Plus I wonder who the architect was that styled sorry designed such a poorly performing roof in the first place?


Roddy_
#9 Posted by Roddy_ on 12 Dec 2024 at 18:07 PM
Its kind of as if we never really ever had policy or guidance to bar this kind of development. Our friend above has stumbled onto a pretty relevant question - just what are the supposed regenerative effects of such developments? A cursory scan on Google Earth reveals the sterile edges on Gartloch Road ,Auchinlea Way and others. Futher afield reveals plenty of vacant and blighted sites that seem to have been vacant and blighted for as long as the shopping centre's existence. No real high streets supporting small plots with local, small businesses. No real aggregation or agglomeration of public local services. No real civic spaces that are well cared for and where you can elect to dwell without having to spend money. It is the embodiment of spatial inequality.
How are we to heal already fractured and severed urban tissue by perpetuating this kind of car-dependant territory? Many make the argument about jobs. There are undboutedly jobs here, but how many are full-time and decent living wage jobs? I'd love to see some research about what the economic impacts are on the adjacent areas - here and at Silverburn. Of course, the reason that both are located in deprived areas is that the sites were purchased for a song with the promise that they would become, in time, the 'local' town centres. This has not come to pass.
A small extension of the kind proposed will have a proportionately small effect based on the presence of the rest of the Fort but will inevitably increase car journeys and help bolster all of the detrimental effects of this kind of development. One suspects this will fly through planning (it would be a brave planner to knock this back) but were at a stage where we need to lay down real markers and point to a trajectory in planning that says very clearly that this is not the future.
Fat Bloke on Tour
#10 Posted by Fat Bloke on Tour on 12 Dec 2024 at 22:28 PM
This is the future because this is what the public wants.

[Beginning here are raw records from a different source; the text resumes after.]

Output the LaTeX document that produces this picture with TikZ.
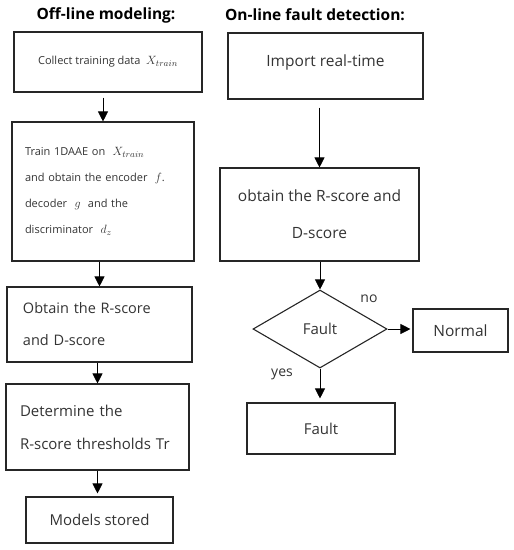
\documentclass[tikz,border=0pt]{standalone}
\usepackage{fontspec}
\setmainfont{Open Sans}
\usetikzlibrary{shapes.geometric,arrows.meta}
\newcommand{\bigmath}[1]{{\fontsize{13}{14}\selectfont$#1$}}

\begin{document}
\begin{tikzpicture}[x=1pt,y=-1pt,
  box/.style={draw=black!85,line width=1.1pt,inner sep=0pt,text=black!80},
  arr/.style={-{Triangle[length=10pt,width=10pt]},line width=0.8pt},
  title/.style={font=\fontsize{15.5}{18}\selectfont\bfseries}]
\useasboundingbox (0,0) rectangle (514,550);

\node[title] (offtitle) at (106,15) {Off-line modeling:};
\node[title] (ontitle) at (315,15) {On-line fault detection:};

% off-line modeling
\node[box,minimum width=188pt,minimum height=60pt,font=\fontsize{11}{13}\selectfont] (collect) at (108,62) {Collect training data \ \bigmath{X_{train}}};
\node[box,minimum width=182pt,minimum height=139pt,text width=156pt,align=left,font=\fontsize{11}{26}\selectfont] (train) at (103,191.5) {Train 1DAAE on \ \bigmath{X_{train}}\\and obtain the encoder \ \bigmath{f}.\\decoder \ \bigmath{g} \ and the\\discriminator \ \bigmath{d_z}};
\node[box,minimum width=185pt,minimum height=75pt,text width=153pt,align=left,font=\fontsize{14.5}{32}\selectfont] (rdscore) at (99.5,324.5) {Obtain the R-score\\and D-score};
\node[box,minimum width=183pt,minimum height=86pt,text width=155pt,align=left,font=\fontsize{15}{33}\selectfont] (thresh) at (97.5,427) {Determine the\\R-score thresholds Tr};
\node[box,minimum width=147pt,minimum height=46pt,font=\fontsize{15}{18}\selectfont] (stored) at (99.5,520) {Models stored};

% on-line fault detection
\node[box,minimum width=195pt,minimum height=66pt,text depth=10pt,font=\fontsize{15.5}{18}\selectfont] (import) at (325.5,66) {Import real-time};
\node[box,minimum width=199pt,minimum height=93pt,align=center,font=\fontsize{15.5}{37}\selectfont] (online) at (319.5,214.5) {obtain the R-score and\\D-score};
\node[box,diamond,minimum width=134pt,minimum height=78pt,font=\fontsize{15}{18}\selectfont] (fault) at (320,329) {Fault};
\node[box,minimum width=95pt,minimum height=43pt,font=\fontsize{15.5}{18}\selectfont] (normal) at (460.5,330.5) {Normal};
\node[box,minimum width=148pt,minimum height=51pt,font=\fontsize{15}{18}\selectfont] (faultout) at (321,428.5) {Fault};
\node[text=black!80,font=\fontsize{14}{16}\selectfont] (no) at (369,299) {no};
\node[text=black!80,font=\fontsize{14}{16}\selectfont] (yes) at (282,374) {yes};

\draw[arr,shorten <=5pt] (train.north |- collect.south) -- (train.north);
\draw[arr] (rdscore.north |- train.south) -- (rdscore.north);
\draw[arr] (thresh.north |- rdscore.south) -- (thresh.north);
\draw[arr,shorten >=3pt] (thresh.south) -- (thresh.south |- stored.north);

\draw[arr,shorten <=8pt] (online.north |- import.south) -- (online.north);
\draw[arr] (fault.north |- online.south) -- (fault.north);
\draw[arr,shorten >=2pt] (fault.east) -- (fault.east -| normal.west);
\draw[arr,shorten >=4pt] (fault.south) -- (fault.south |- faultout.north);
\end{tikzpicture}
\end{document}
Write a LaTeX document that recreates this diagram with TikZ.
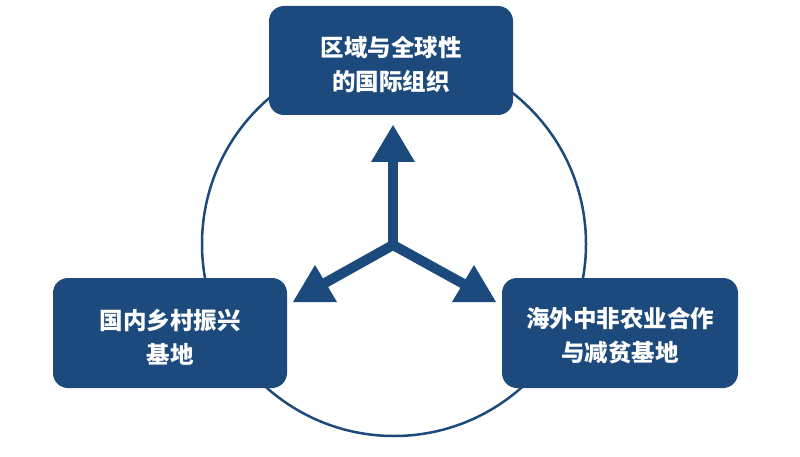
\documentclass[tikz,border=0pt]{standalone}
\usepackage{fontspec}
\newfontfamily\cjk{Noto Sans CJK SC}
\definecolor{navy}{HTML}{1D4A7D}
\begin{document}
\begin{tikzpicture}[x=1pt,y=-1pt,
  box/.style={fill=navy, rounded corners=15pt, inner sep=0pt},
  label text/.style={text=white, font=\cjk\bfseries\fontsize{23.5}{34}\selectfont, align=center, inner sep=0pt},
  stem/.style={draw=navy, line width=10pt, line join=miter},
  head/.style={fill=navy}]
\useasboundingbox (0,0) rectangle (800,457);
\fill[white] (0,0) rectangle (800,457);
\draw[navy, line width=2.5pt] (394,244) circle[radius=192pt];
\node[box, minimum width=244pt, minimum height=109pt] (top) at (391,60.5) {};
\node[box, minimum width=234pt, minimum height=110pt] (left) at (170,333) {};
\node[box, minimum width=236pt, minimum height=110pt] (right) at (620,333) {};
\node[label text] (toptext) at ([yshift=-3.5pt]top.center) {区域与全球性\\的国际组织};
\node[label text] (lefttext) at ([yshift=-4pt]left.center) {国内乡村振兴\\基地};
\node[label text] (righttext) at ([yshift=-3pt]right.center) {海外中非农业合作\\与减贫基地};
\coordinate (c) at (393,245);
\coordinate (u) at (393,158);
\coordinate (l) at (316,288);
\coordinate (r) at (471,288);
\draw[stem] (l) -- (c) -- (r);
\draw[stem] (c) -- (u);
\fill[head] (371,162) -- (393,125) -- (415,162) -- cycle;
\fill[head] (293,302) -- (315,265) -- (337,302) -- cycle;
\fill[head] (452,302) -- (474,265) -- (496,302) -- cycle;
\end{tikzpicture}
\end{document}
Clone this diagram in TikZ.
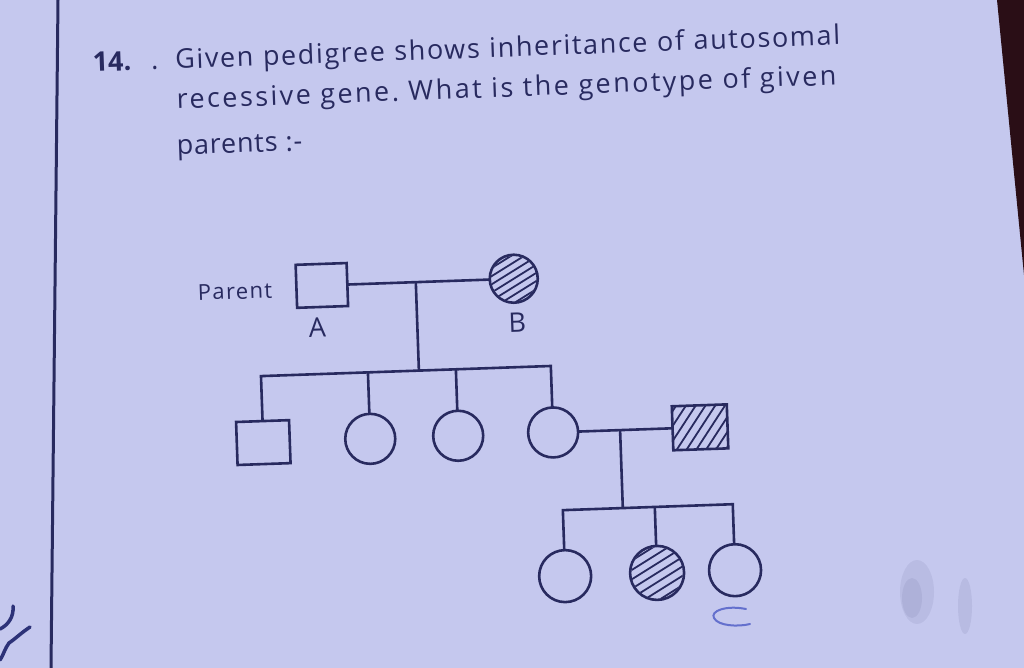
\documentclass[tikz,border=0pt]{standalone}
\usepackage{fontspec}
\setmainfont{Open Sans}
\definecolor{paper}{RGB}{197,200,238}
\definecolor{ink}{RGB}{40,42,95}
\definecolor{pen}{RGB}{100,112,205}
\definecolor{pen2}{RGB}{45,50,120}
\definecolor{edge}{RGB}{42,14,22}
\newcommand{\qword}[4]{\node[#1] (#2) at (#3.base east) {\hspace{9.5pt}#4};}
\begin{document}
\begin{tikzpicture}[x=1pt,y=-1pt,
  every node/.style={inner sep=0pt,outer sep=0pt},
  line/.style={draw=ink,line width=2.6pt,line join=miter},
  male/.style={rectangle,draw=ink,line width=2.6pt,minimum width=51pt,minimum height=43pt,transform shape},
  female/.style={circle,draw=ink,line width=2.6pt,minimum size=50pt},
  hatch/.style={draw=ink,line width=1.8pt},
  qtext/.style={text=ink,anchor=base west,rotate=2.1},
  qone/.style={qtext,font=\fontsize{27}{32}\selectfont\addfontfeature{LetterSpace=6}},
  qtwo/.style={qtext,font=\fontsize{27}{32}\selectfont\addfontfeature{LetterSpace=9}},
  qthree/.style={qtext,font=\fontsize{27}{32}\selectfont\addfontfeature{LetterSpace=3}},
  lab/.style={text=ink,font=\fontsize{27}{30}\selectfont,transform shape},
  plab/.style={text=ink,font=\fontsize{22}{24}\selectfont\addfontfeature{LetterSpace=6},transform shape}]
\fill[paper] (0,0) rectangle (1024,668);
\useasboundingbox (0,0) rectangle (1024,668);
% paper edge and margin
\fill[edge] (997,0) -- (1024,0) -- (1024,275) -- cycle;
\draw[ink,line width=3pt] (58,0) -- (51,668);
% question text, word by word along a slightly tilted baseline
\node[qtext,font=\fontsize{27}{32}\selectfont] (l1a) at (93,72) {\textbf{14.}\hspace{20pt}.};
\node[qone] (w1) at (l1a.base east) {\hspace{17pt}Given};
\qword{qone}{w2}{w1}{pedigree}
\qword{qone}{w3}{w2}{shows}
\qword{qone}{w4}{w3}{inheritance}
\qword{qone}{w5}{w4}{of}
\qword{qone}{w6}{w5}{autosomal}
\node[qtwo] (v1) at (177,109) {recessive};
\qword{qtwo}{v2}{v1}{gene.}
\qword{qtwo}{v3}{v2}{What}
\qword{qtwo}{v4}{v3}{is}
\qword{qtwo}{v5}{v4}{the}
\qword{qtwo}{v6}{v5}{genotype}
\qword{qtwo}{v7}{v6}{of}
\qword{qtwo}{v8}{v7}{given}
\node[qthree] (l3) at (177,155) {parents :-};
% pedigree
\begin{scope}[rotate around={2:(480,430)}]
  % hatching
  \begin{scope}[shift={(519,280)}]
    \clip (0,0) circle (22.8);
    \foreach \k in {-5,...,5} \draw[hatch] (-40,\k*8+23) -- ++(80,-46);
  \end{scope}
  \begin{scope}[shift={(700,435)}]
    \clip (-27.5,-22) rectangle (27.5,22);
    \foreach \k in {-8,...,8} \draw[hatch] (\k*10-20,30) -- ++(40,-57);
  \end{scope}
  \begin{scope}[shift={(652,579)}]
    \clip (0,0) circle (25.8);
    \foreach \k in {-6,...,6} \draw[hatch] (-45,\k*9.2+26) -- ++(90,-52);
  \end{scope}
  % generation I
  \node[male] (A) at (327,280) {};
  \node[female,minimum size=48pt] (B) at (519,280) {};
  \node[lab] (Alab) at (321,322) {A};
  \node[lab] (Blab) at (521,324) {B};
  \node[plab] (par) at (240,283) {Parent};
  \coordinate (m1) at (421,280);
  \coordinate (s1) at (421,368.5);
  \coordinate (t1) at (263,368.5);
  \coordinate (t2) at (370,368.5);
  \coordinate (t3) at (458,368.5);
  \coordinate (t4) at (553,368.5);
  % generation II
  \node[male,minimum width=53pt] (c1) at (263,435) {};
  \node[female] (c2) at (370,435) {};
  \node[female] (c3) at (458,435) {};
  \node[female] (c4) at (553,435) {};
  \node[male,minimum width=55pt,minimum height=44pt] (H) at (700,435) {};
  \coordinate (m2) at (620,435);
  \coordinate (s2) at (620,513);
  \coordinate (t5) at (560,513);
  \coordinate (t6) at (652,513);
  \coordinate (t7) at (730,513);
  % generation III
  \node[female,minimum size=52pt] (d1) at (560,579) {};
  \node[female,minimum size=54pt] (d2) at (652,579) {};
  \node[female,minimum size=52pt] (d3) at (730,579) {};
  % connectors
  \draw[line] (A) -- (B);
  \draw[line] (m1) -- (s1);
  \draw[line] (c1) -- (t1) -- (t4) -- (c4);
  \draw[line] (t2) -- (c2);
  \draw[line] (t3) -- (c3);
  \draw[line] (c4) -- (H);
  \draw[line] (m2) -- (s2);
  \draw[line] (d1) -- (t5) -- (t7) -- (d3);
  \draw[line] (t6) -- (d2);
\end{scope}
% pen marks
\draw[pen,line width=2pt,line cap=round] (746,609) .. controls (726,605) and (710,611) .. (714,618) .. controls (718,626) and (738,627) .. (750,624);
\draw[pen2,line width=3.5pt,line cap=round] (13,606) .. controls (14,617) and (8,625) .. (0,629);
\draw[pen2,line width=3.5pt,line cap=round] (30,627) .. controls (21,633) and (15,639) .. (9,643) .. controls (5,648) and (3,656) .. (0,660);
% smudges
\fill[ink,opacity=0.07] (917,592) ellipse (17 and 32);
\fill[ink,opacity=0.07] (912,598) ellipse (10 and 20);
\fill[ink,opacity=0.08] (965,606) ellipse (7 and 28);
\end{tikzpicture}
\end{document}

Concentration of accessible shops and leisure facilities in a nice environment that is delivering private sector investment into the area.

Does it conform to the 1950's plans of GCC to build Glesga overspill housing within the city boundary -- no but the world has moved on and to stand and carp is to show up your own inadequacies rather than highlight those of others who are actually doing something.

The public sector needs to review and update its efforts to develop Easterhouse into a growing / expanding community that meets the needs of a maturing and more sophisticated population.

Using Easterhouse as a people warehouse full of care homes / assisted living space / temporary shelters / supported housing needs constant investment in both the housing and the people that live there but that does not happen no matter the state of the public sector finances.

Efforts have been made -- the college / The Bridge / The Platform but it is a case of launch and forget as no effort is put into their maintenance and little into their upkeep.

And then you have the waste of the digger frenzy between Wardie Road and Aberdalgie Road which turned waste ground into posh waste ground plus a stream with a rocky bottom. The site huts were of a better standard than the supported accommodation across the road.

Huge public sector spend to improve the quality of the long grass in an area that desperately needs spending that supports the community and its future rather than salve the consciences of a self serving / self indulgent middle class hobby horsers.

Provenhall and its "upgrade" -- need to have a look.
Larry
#11 Posted by Larry on 13 Dec 2024 at 17:23 PM
@#3 the majority of the Fort is built on two former quarries that had been used as landfill
Billy
#12 Posted by Billy on 16 Dec 2024 at 16:03 PM
I hate this mall. Up on a hill, exposed to the wind,rain and snow. You are cold, wet and windswept before you get to the shops from the car parks. At least in the city centre you have a great selection of pubs and restaurants and less exposed as the buildings provide some shelter.
E=mc2
#13 Posted by E=mc2 on 18 Dec 2024 at 13:24 PM
The original concept and design for Glasgow Fort (the stainless shells etc) was by an American practice. Cooper Cromar were employed as local practice to deliver that scheme.